Reading this book was like watching a very long train wreck where you couldn’t look away. Nothing much happened good in the book except the personal human stories of strength and fortitude. I didn’t know very much about the dust bowl that occurred during the 1930’s. This is a book about suffering and hope. It is about a people who wouldn’t give up because they had a piece of land for the first time in their lives and they believed the disaster would end and that their life would return to some kind of normal. In many ways, those that stayed were trapped with few options other than to wait it out or die.
The American government encouraged settlement of the Midwest at the beginning of the century by offering land grants to immigrants. When the railroad reached the areas of the Texas Panhandle, Kansas and Oklahoma immigrants and others were easily enticed to come and get a slice of the prairie. And they came in droves, made dugout homes to live in and plowed millions of acres of prairie grass.

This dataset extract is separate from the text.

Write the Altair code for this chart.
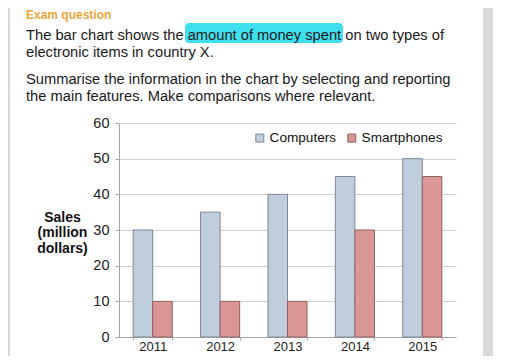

They planted wheat and it flourished. The farmers took their healthy earnings and built mortgaged homes, bought farm equipment on time and plowed more land. Before long there were silos bulging with the fruits of their labors. There was such a glut of wheat that the price fell, making it difficult for the farmers to make a profit. This was the beginning of farm subsidies, as the government attempted to prop up the price of crops by paying farmers not to plant. This left millions of acres of land laying fallow creating a perfect disaster when the drought hit and the winds came. And to compound the problem the stock market crashed and the economy imploded. Foreclosures destroyed all that was left.
“On September 14, 1930, a windstorm kicked up dust out of southwest Kansas and tumbled toward Oklahoma. By the time the storm cut a swath through the Texas Panhandle, it looked unlike anything ever seen before on the High Plains…The strange thing about it, the weather bureau observers said, was that it rolled, like a mobile hill of crud, and it was black. When it tumbled through, it carried static electricity, enough to short out a car. And it hurt, like a swipe of coarse-grained sandpaper on the face. The first black duster was a curiosity, nothing else.” (p. 88)

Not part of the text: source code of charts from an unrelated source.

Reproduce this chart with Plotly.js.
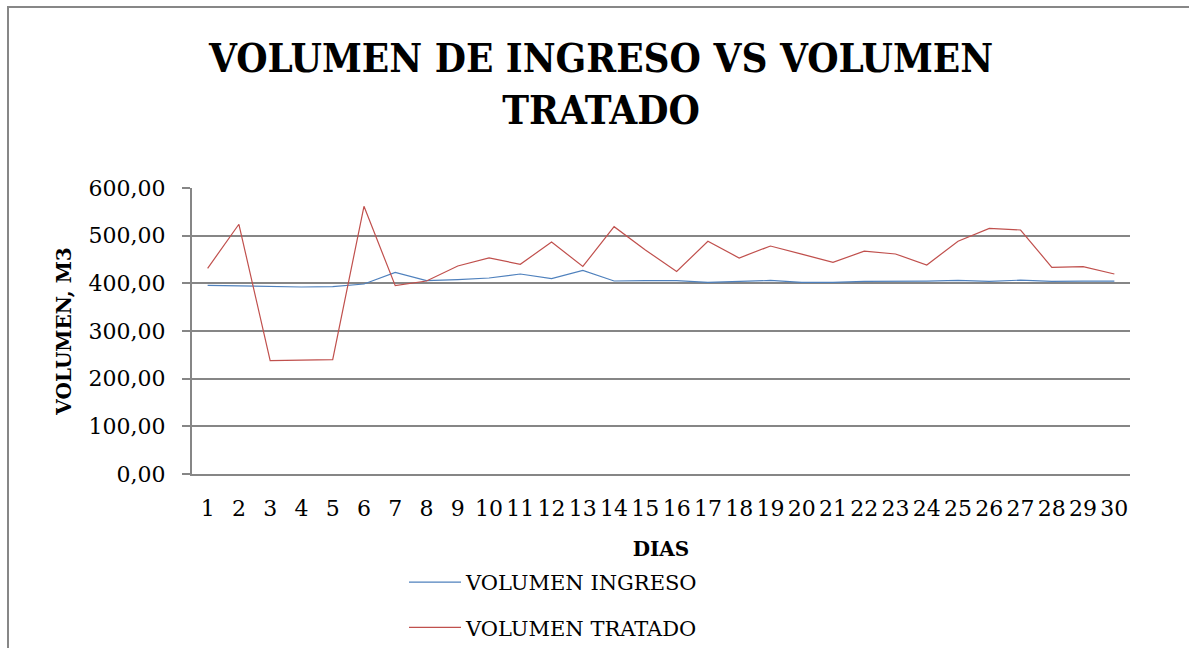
<!DOCTYPE html>
<html>
<head>
<meta charset="utf-8">
<script src="https://cdn.plot.ly/plotly-3.0.1.min.js"></script>
<style>
html,body{margin:0;padding:0;background:#fff;}
#wrap{position:relative;width:1189px;height:648px;overflow:hidden;}
#chart{width:1189px;height:648px;}
#frame{position:absolute;left:7px;top:6px;width:1400px;height:800px;border-left:2px solid #878787;border-top:2px solid #878787;pointer-events:none;}
</style>
</head>
<body>
<div id="wrap"><div id="chart"></div><div id="frame"></div></div>
<script>
const dias = ["1","2","3","4","5","6","7","8","9","10","11","12","13","14","15","16","17","18","19","20","21","22","23","24","25","26","27","28","29","30"];
const volumenIngreso = [395.8, 394.4, 394.4, 392.3, 392.9, 398.6, 423.1, 405.6, 407.7, 411.2, 419.6, 409.8, 427.3, 404.9, 405.5, 405.6, 402.0, 404.0, 406.0, 402.0, 402.0, 404.0, 404.0, 404.5, 406.0, 404.0, 406.7, 404.0, 404.5, 404.5];
const volumenTratado = [431.5, 523.9, 237.7, 238.5, 239.9, 561.6, 395.1, 404.9, 436.4, 453.2, 439.9, 486.7, 435.4, 518.9, 470.0, 424.8, 488.2, 453.2, 478.3, 461.4, 444.0, 467.5, 461.6, 438.5, 488.2, 515.4, 511.9, 433.6, 435.0, 419.6];
const yTicks = [0, 100, 200, 300, 400, 500, 600];

const serif = "DejaVu Serif, Liberation Serif, serif";
const condSerif = "DejaVu Serif Condensed, DejaVu Serif, Liberation Serif, serif";

const traces = [
  {x: dias, y: volumenIngreso, type: 'scatter', mode: 'lines', name: 'VOLUMEN INGRESO',
   legendgroup: 'a', line: {color: '#4F81BD', width: 1.2}},
  {x: dias, y: volumenTratado, type: 'scatter', mode: 'lines', name: 'VOLUMEN TRATADO',
   legendgroup: 'b', line: {color: '#C0504D', width: 1.2}}
];

const layout = {
  width: 1189, height: 648,
  paper_bgcolor: '#ffffff', plot_bgcolor: '#ffffff',
  separators: ',.',
  margin: {l: 192, r: 59, t: 188, b: 174, autoexpand: false},
  title: {
    text: 'VOLUMEN DE INGRESO VS VOLUMEN<br>TRATADO',
    font: {family: condSerif, size: 40, color: '#000', weight: 'bold'},
    x: 0.5055, xref: 'container', xanchor: 'center',
    y: 0.889, yref: 'container', yanchor: 'top'
  },
  xaxis: {
    type: 'category',
    range: [-0.5, 29.5],
    tickvals: dias, ticktext: dias,
    tickangle: 0,
    showgrid: false, zeroline: false,
    showline: true, linecolor: '#868686', linewidth: 2,
    ticks: '', ticklabelstandoff: 14,
    tickfont: {family: serif, size: 22, color: '#000'},
    title: {text: 'DIAS', font: {family: serif, size: 20, color: '#000', weight: 'bold'}, standoff: 22},
    automargin: false
  },
  yaxis: {
    range: [0, 600],
    tickvals: yTicks,
    tickformat: '.2f',
    showgrid: true, gridcolor: '#868686', gridwidth: 2,
    zeroline: false,
    showline: true, linecolor: '#868686', linewidth: 2,
    ticks: 'outside', ticklen: 8, tickcolor: '#868686', tickwidth: 2,
    ticklabelstandoff: 12,
    tickfont: {family: serif, size: 22, color: '#000'},
    title: {text: 'VOLUMEN, M3', font: {family: serif, size: 20, color: '#000', weight: 'bold'}, standoff: 12},
    automargin: false
  },
  showlegend: true,
  legend: {
    orientation: 'v',
    x: (404 - 192) / 938, xanchor: 'left',
    y: (474 - 562) / 286, yanchor: 'top',
    itemwidth: 52,
    traceorder: 'grouped', tracegroupgap: 15,
    font: {family: serif, size: 21, color: '#000'},
    bgcolor: 'rgba(0,0,0,0)'
  }
};

Plotly.newPlot('chart', traces, layout, {displayModeBar: false, staticPlot: true});
</script>
</body>
</html>
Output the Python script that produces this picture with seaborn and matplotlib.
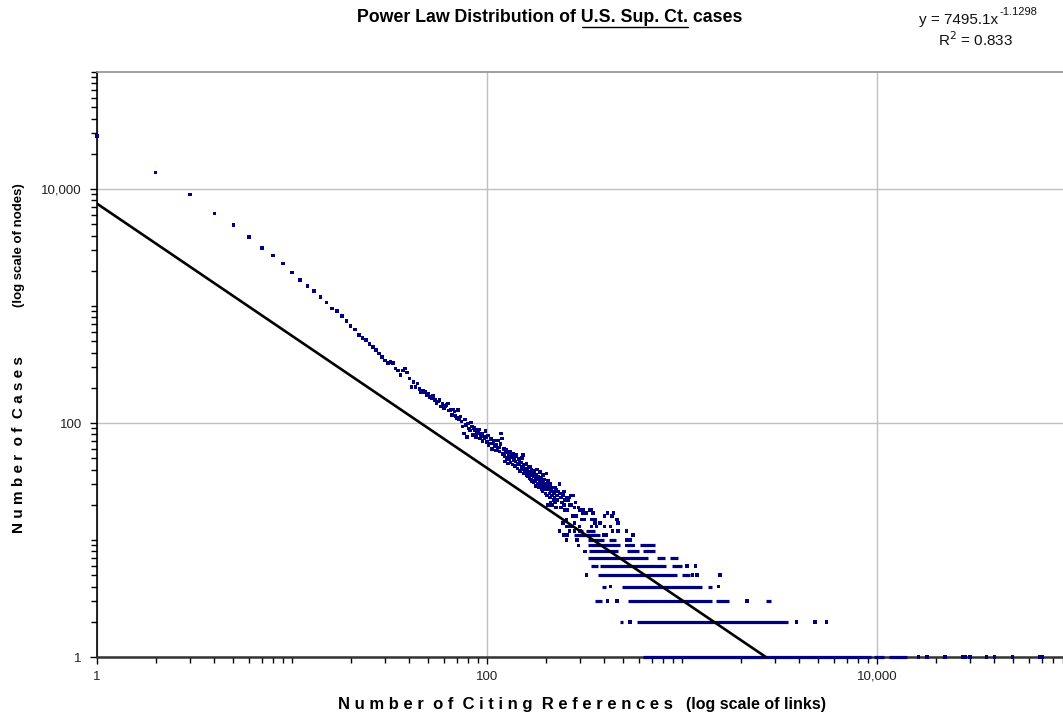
import numpy as np
import matplotlib
matplotlib.use('Agg')
import matplotlib.pyplot as plt
import seaborn as sns
import pandas as pd
from matplotlib.ticker import FixedLocator, LogLocator, FuncFormatter, NullFormatter
from matplotlib.lines import Line2D

# ---------------- data ----------------
# number of cases for 1..230 citing references (one value per integer)
head_y = [28400, 13800, 8950, 6200, 4950, 3900, 3130, 2710, 2300, 1940,
          1670, 1490, 1340, 1190, 1070, 955, 906, 822, 745, 675,
          632, 565, 530, 512, 471, 446, 421, 394, 366, 341,
          327, 331, 324, 293, 282, 257, 280, 293, 269, 241,
          204, 225, 204, 218, 196, 185, 190, 185, 172, 179,
          167, 162, 170, 157, 149, 152, 157, 138, 145, 134,
          140, 142, 147, 128, 129, 117, 131, 125, 115, 110,
          129, 108, 114, 103, 93, 81, 107, 96, 76, 99,
          90, 86, 101, 93, 79, 91, 87, 76, 82, 84,
          88, 74, 79, 81, 70, 77, 74, 85, 76, 69,
          78, 64, 67, 72, 74, 60, 67, 70, 63, 71,
          58, 65, 61, 71, 62, 57, 66, 81, 74, 54,
          55, 60, 52, 47, 56, 59, 50, 45, 53, 49,
          57, 46, 51, 54, 44, 55, 48, 50, 43, 47,
          53, 52, 41, 45, 49, 44, 48, 39, 46, 42,
          50, 40, 53, 43, 37, 38, 44, 41, 45, 36,
          39, 35, 42, 38, 34, 42, 36, 33, 40, 32,
          38, 37, 31, 35, 39, 32, 34, 29, 36, 40,
          33, 30, 35, 28, 33, 31, 38, 30, 34, 27,
          32, 29, 26, 36, 31, 28, 33, 27, 30, 25,
          29, 37, 24, 31, 32, 20, 27, 29, 25, 30,
          23, 21, 26, 27, 20, 24, 28, 28, 22, 25,
          26, 23, 21, 27, 28, 19, 27, 24, 22, 22]
head_x = list(range(1, len(head_y) + 1))

# isolated points in the scattered tail
dots_x = [236, 249, 232, 235, 245, 245, 270, 276, 239, 255, 265, 259, 261, 250,
          243, 285, 249, 270, 265, 240, 281, 294, 250, 259, 299, 310, 338, 343,
          310, 323, 350, 445, 415, 276, 287, 400, 437, 305, 317, 343, 358, 255,
          465, 245, 281, 358, 470, 380, 255, 270, 343, 365, 400, 298, 430, 262,
          235, 299, 281, 440, 470, 520, 265, 249, 259, 395, 410, 560,
          256, 290, 520, 540, 294, 520, 560, 318, 1060, 1170, 324, 1130, 1190,
          1570, 430, 1540, 415, 465, 2150, 540, 3860, 4800, 5500,
          16300, 18000, 22300, 27500, 28500, 30000, 36500, 40000, 49500, 68000, 70000]
dots_y = [30, 26, 26, 25, 25, 24, 24, 24, 23, 23, 23, 23, 22, 22,
          21, 21, 20, 20, 20, 19, 19, 19, 18, 18, 18, 18, 18, 18,
          17, 17, 17, 17, 17, 16, 16, 16, 16, 15, 15, 15, 15, 15,
          15, 14, 14, 14, 14, 14, 13, 13, 13, 13, 13, 13, 13, 13,
          12, 12, 12, 12, 12, 12, 12, 11, 11, 11, 11, 11,
          10, 10, 10, 10, 9, 9, 9, 8, 6, 6, 5, 5, 5,
          5, 4, 4, 3, 3, 3, 2, 2, 2, 2,
          1, 1, 1, 1, 1, 1, 1, 1, 1, 1, 1]

# runs of consecutive points forming solid horizontal bands
run_level = [1, 1, 1, 2, 2, 3, 3, 3, 3, 4, 4, 4, 5, 5, 6, 6, 6,
             7, 7, 7, 8, 8, 8, 9, 9, 9, 10, 10, 11, 12, 12]
run_start = [630, 9600, 11500, 480, 590, 356, 530, 1500, 2700, 387, 490, 1360, 370, 1000, 340, 380, 890,
             330, 740, 870, 335, 520, 630, 330, 520, 610, 330, 420, 280, 300, 320]
run_end = [9300, 10800, 14300, 500, 3500, 387, 1430, 1750, 2850, 410, 1260, 1430, 940, 1100, 370, 830, 1000,
           670, 820, 955, 470, 600, 727, 480, 560, 730, 400, 460, 380, 310, 360]

# power-law trendline parameters
fit_a = 7495.1
fit_b = -1.1298
fit_r2 = 0.833

x_ticks = [1, 100, 10000, 1000000]
y_ticks = [1, 100, 10000, 1000000]

# ---------------- figure ----------------
sns.set_theme(style='white')
plt.rcParams['font.family'] = ['Liberation Sans', 'DejaVu Sans']

W, H = 1063, 715
fig = plt.figure(figsize=(W / 100, H / 100), dpi=100)
fig.patch.set_facecolor('white')
ax = fig.add_axes([97 / W, 58 / H, 975 / W, 585 / H])
ax.set_xscale('log')
ax.set_yscale('log')
ax.set_xlim(1, 100000)
ax.set_ylim(1, 100000)

navy = '#000080'
pts = pd.DataFrame({'x': head_x + dots_x, 'y': head_y + dots_y})
sns.scatterplot(data=pts, x='x', y='y', ax=ax, marker='s', s=6.5, color=navy,
                edgecolor='none', linewidth=0, zorder=4, clip_on=False, legend=False)
ax.hlines(run_level, run_start, run_end, colors=navy, linewidth=2.3, zorder=4, clip_on=False)

# trendline
x_end = (1.0 / fit_a) ** (1.0 / fit_b)
fx = np.geomspace(1, x_end, 200)
fit_df = pd.DataFrame({'x': fx, 'y': fit_a * fx ** fit_b})
sns.lineplot(data=fit_df, x='x', y='y', ax=ax, color='black', linewidth=1.9, zorder=5)

# axes styling
ax.set_xlabel('')
ax.set_ylabel('')
for axis, ticks in ((ax.xaxis, x_ticks), (ax.yaxis, y_ticks)):
    axis.set_major_locator(FixedLocator(ticks))
    axis.set_minor_locator(LogLocator(base=10, subs=np.arange(1, 10), numticks=50))
    axis.set_major_formatter(FuncFormatter(lambda v, p: f'{v:,.0f}'))
    axis.set_minor_formatter(NullFormatter())
ax.grid(True, which='major', color='#c0c0c0', linewidth=1)
ax.set_axisbelow(True)
ax.tick_params(which='both', direction='out', color='black', width=1,
               bottom=True, left=True, top=False, right=False)
ax.tick_params(which='major', length=5)
ax.tick_params(which='minor', length=4)
ax.tick_params(axis='y', which='major', pad=6, labelsize=9.5, labelcolor='#222222')
ax.tick_params(axis='x', which='major', pad=5, labelsize=9.5, labelcolor='#222222')
ax.spines['left'].set_color('black')
ax.spines['left'].set_linewidth(1.2)
ax.spines['bottom'].set_color('#333333')
ax.spines['bottom'].set_linewidth(1.8)
ax.spines['top'].set_color('#909090')
ax.spines['top'].set_linewidth(1.2)
ax.spines['right'].set_visible(False)

narrow = ['Liberation Sans Narrow', 'Liberation Sans', 'DejaVu Sans']

# title with underlined part
renderer = fig.canvas.get_renderer()
t_pre = 'Power Law Distribution of '
t_mid = 'U.S. Sup. Ct.'
t_post = ' cases'
tkw = dict(fontsize=12.8, fontweight='bold', family=narrow, color='black')
def width_px(s):
    t = fig.text(0, 0, s, **tkw)
    w = t.get_window_extent(renderer).width
    t.remove()
    return w
w_pre = width_px(t_pre)
w_premid = width_px(t_pre + t_mid)
w_all = width_px(t_pre + t_mid + t_post)
cx = 550
left = cx - w_all / 2
ty = H - 18
fig.text(left / W, ty / H, t_pre + t_mid + t_post, ha='left', va='center', **tkw)
fig.add_artist(Line2D([(left + w_pre + 1) / W, (left + w_premid) / W],
                      [(ty - 9) / H, (ty - 9) / H], color='black', linewidth=1.0))

# equation
ekw = dict(fontsize=11, color='#111111')
fig.text(998 / W, (H - 20) / H, 'y = 7495.1x', ha='right', va='center', **ekw)
fig.text(999 / W, (H - 12) / H, f'{fit_b:.4f}', ha='left', va='center', fontsize=8, color='#111111')
fig.text(976 / W, (H - 40) / H, f'R$^{{2}}$ = {fit_r2:.3f}', ha='center', va='center', **ekw)

# axis titles
fig.text(673 / W, 11 / H, 'N u m b e r  o f  C i t i n g  R e f e r e n c e s', ha='right', va='center',
         fontsize=12, fontweight='bold', family=narrow, color='black')
fig.text(686 / W, 11 / H, '(log scale of links)', ha='left', va='center',
         fontsize=11.5, fontweight='bold', family=narrow, color='black')
fig.text(19 / W, (H - 533) / H, 'N u m b e r  o f  C a s e s', ha='center', va='bottom', rotation=90,
         fontsize=11, fontweight='bold', family=narrow, color='black')
fig.text(19 / W, (H - 183) / H, '(log scale of nodes)', ha='center', va='top', rotation=90,
         fontsize=9.5, fontweight='bold', family=narrow, color='black')

fig.savefig('out.png', dpi=100)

The drought brought colder winters and hotter summers. The wind blew furiously for days on end. “The shovel was a rescue tool…In a long day’s blow, the drifts could pile four feet or more against fences clogged with tumbleweeds, which created dunes, which then sent dust off in other directions.” ( P. 138) Some mornings the cars were completely covered. The wind blew the paint off houses. It filled the digestive systems of cattle. It filled their homes. Nothing they tried could keep it out. They contracted dust pneumonia and many died. There was no escape. They could not stay outside for fear of getting lost of choking on a blast of gritty air. When it rained it rained black globs of mud. During some months the dust storms were a daily occurrence for 40 days in a row.
“There was no color to the land…Some farmers had grown spindles of dwarfed wheat and corn, but it was not worth the effort to harvest it. The same Texas Panhandle that had produced six million bushels of wheat just two years ago now gave up just a few truckloads of grain. Chickens died; Milk cows went dry; Cattle starved or dropped dead from ‘dust fever.’ “ (p. 141)
In 1934 many cities on the eastern Seaboard got a taste of Midwest dust storms. “Now the storm was measured at 1,800 miles wide, a great rectangle of dust from the Great Plains to the Atlantic, weighing 350 tons.” (p.152) Someone told Congress that 51 million acres were so eroded they could no longer be cultivated. It would take a thousand years to rebuild an inch of topsoil.
Timothy Egan created a story around actual people who lived through this time. When there was nothing left the settlers escaped if they could, as many as 2/3 of them. I suspect, if I had a choice, I would have been one of them. I am not sure how anyone survived these 8 years of misery, watching everything around them, including many family members, die.
Journalist Ernie Pyle called it, “this withering land of misery.” He toured the plains in the summer of 1936. He wrote, “I saw not a solitary thing but bare earth and a few lonely, empty farmhouses…There was not a tree or a blade of grass, or a dog or a cow or a human being—nothing whatsoever, nothing at all but gray raw earth and a few farmhouses and barns, sticking up from the dark gray sea like white cattle skeletons on the desert…the saddest land I have ever seen.” P. 257
This may be one of the saddest stories I have ever read. The human spirit is amazing in its ability to adapt and go on through unspeakable suffering. Reading this book changed me but I am still trying to figure out why. But I do know it made me grateful for the pleasant circumstances in which I live.